Comprehensive Analysis
A quick health check on LS Marine Solution reveals a company in rapid transition. It is profitable, reporting KRW 3.2 billion in net income for its third quarter of 2025. However, a key concern is its ability to generate real cash. After a year of negative results, the company produced positive free cash flow of KRW 5.9 billion in the latest quarter, but its cash generation remains highly unpredictable. The balance sheet is exceptionally safe, fortified with KRW 109.7 billion in cash and equivalents against a negligible total debt of KRW 1.7 billion. The primary near-term stress comes from the income statement, where operating margins have fallen sharply from 9.51% in the last fiscal year to just 2.67% in the most recent quarter, signaling potential issues with cost control or project pricing.
The income statement tells a story of booming sales but shrinking profitability. Revenue has more than doubled year-over-year in recent quarters, reaching KRW 77.0 billion in Q3 2025. Despite this impressive top-line growth, the quality of earnings is questionable. The company's operating margin has compressed significantly, falling from a robust 9.51% in fiscal year 2024 to 5.1% in Q2 2025 and then to 2.67% in Q3 2025. For investors, this trend is a red flag, suggesting that the company may be sacrificing profitability for growth or facing intense cost pressures that it cannot pass on to customers. This raises questions about its pricing power and operational efficiency as it scales up.

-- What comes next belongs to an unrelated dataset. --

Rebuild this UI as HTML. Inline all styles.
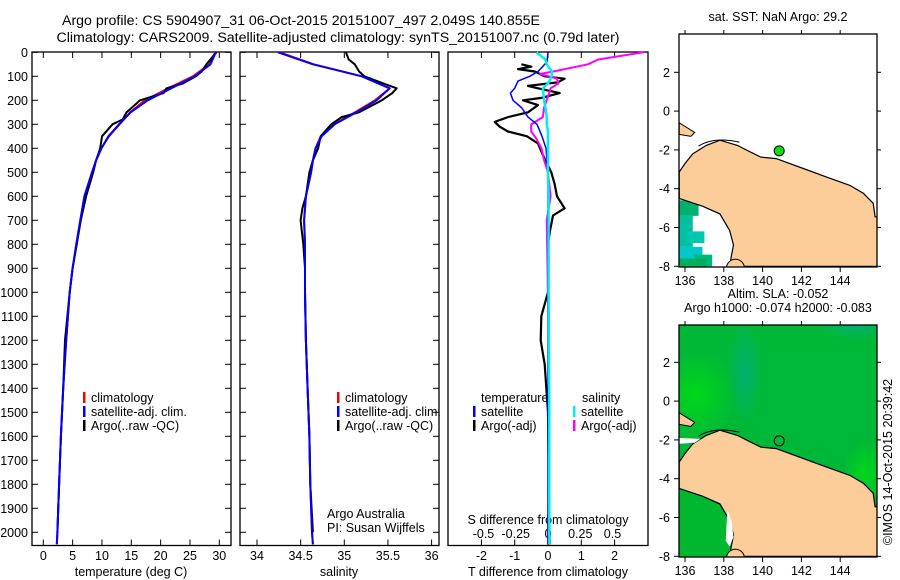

A crucial test for any company is whether its accounting profits are backed by actual cash, and here LS Marine Solution shows significant weakness. The company has struggled with cash conversion. In fiscal year 2024, it reported a net income of KRW 13.2 billion but generated a negative free cash flow of KRW 15.2 billion. This gap was largely due to a KRW 26.3 billion negative change in working capital, as cash was tied up in rising accounts receivable and falling accounts payable. While Q3 2025 saw a welcome reversal with positive operating cash flow of KRW 13.7 billion, the historical inconsistency shows that profits don't reliably translate into cash in the bank, a risk investors must monitor closely.
From a resilience standpoint, LS Marine Solution's balance sheet is its strongest feature, providing a significant buffer against operational challenges. As of the latest quarter, the company's financial position is exceptionally safe. It holds KRW 491.3 billion in current assets against only KRW 72.4 billion in current liabilities, resulting in a very high current ratio of 6.78. Leverage is virtually non-existent, with a debt-to-equity ratio near zero. This fortress-like balance sheet, bolstered by a recent large stock issuance, means the company has ample liquidity to navigate market shocks or fund operations without relying on debt.
The company's cash flow engine appears uneven and is not yet a reliable source of funding. Operating cash flow has been volatile, swinging from a negative KRW 6.6 billion for fiscal year 2024 to a positive KRW 13.7 billion in the latest quarter. Capital expenditures remain significant at around KRW 7-8 billion per period, suggesting ongoing investments in its asset base to support growth. The recent positive cash flow, combined with KRW 415.3 billion raised from issuing new stock, was primarily directed towards a KRW 400 billion investment in securities. This indicates that currently, the company's expansion and investments are funded more by external financing than by its own operations, a pattern that is not sustainable long-term.
Regarding shareholder returns, the company's capital allocation choices present a mixed picture. LS Marine Solution pays an annual dividend, which was KRW 160 per share in the last payment. While the payout ratio of 29.8% against 2024 earnings seems reasonable, the dividend was not covered by the negative free cash flow in that year, meaning it was funded from its cash reserves. A major concern for existing investors is dilution. Shares outstanding have surged from 27 million at the end of 2024 to nearly 51 million in the latest quarter. This significant increase in share count dilutes each investor's ownership stake and means future profits must be spread across a much larger base.
In summary, LS Marine Solution's financial foundation has clear strengths and serious weaknesses. The key strengths are its impressive revenue growth, a debt-free and cash-rich balance sheet (KRW 109.7 billion in cash), and a recent return to positive free cash flow (KRW 5.9 billion). However, investors must weigh these against significant red flags: severely declining profit margins (operating margin down to 2.67%), a history of poor and inconsistent cash conversion, and substantial shareholder dilution from a recent equity raise. Overall, the company's financial foundation looks unstable despite its strong balance sheet, as the operational performance required to justify its growth has yet to be proven consistently.